Legislation moving through Congress as of 2026 largely aligns with this interim rule, suggesting the exemption for domestic entities will become permanent. For now, a Nevada LLC formed by U.S. owners has no federal obligation to report beneficial ownership information to FinCEN. If you are a foreign national forming a Nevada LLC, the reporting requirement may still apply, and you should confirm your obligations directly with FinCEN.

Keeping Privacy Intact Over Time

The most common way people lose their anonymity isn’t a legal challenge or government investigation. It’s a careless filing. Privacy in a Nevada LLC is a system, and every component needs to stay consistent year after year.

Use the same registered agent and nominee information on every document. The annual list is a fresh form each year, and the state does not auto-populate it from previous filings. One slip, entering your personal name instead of the nominee’s during a routine renewal, creates a permanent public record. Keep a written checklist of exactly which names and addresses go in each field, and review it before every filing.

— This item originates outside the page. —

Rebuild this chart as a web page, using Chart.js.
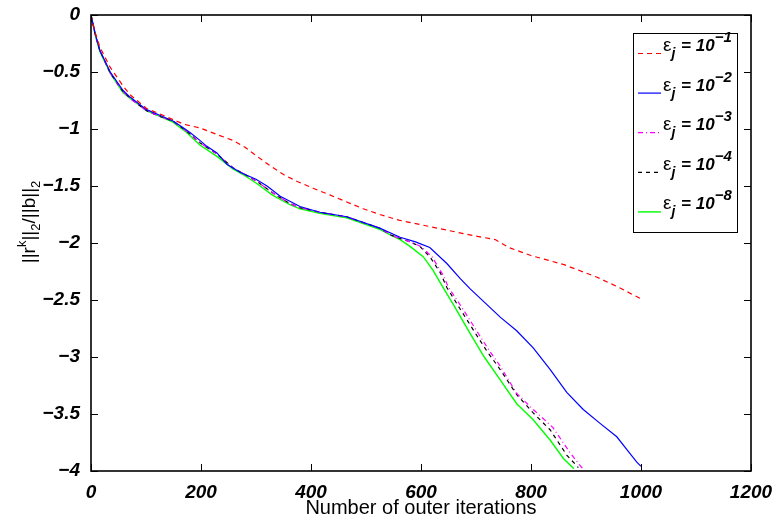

Make sure your registered agent and nominee services stay current. If your registered agent resigns or your service lapses, the state may list the LLC without a valid agent, which can trigger default proceedings and attract unwanted attention. Professional agent services typically run $100 to $300 per year, and nominee services cost more. These are ongoing expenses that keep the structure functional.

Finally, keep the operating agreement detailed and updated. Since it never gets filed with the state, it’s the one document where you can spell out actual ownership, profit-sharing, and management authority without any of that information becoming public. Treat it as the real governance document and the public filings as the privacy layer built on top of it.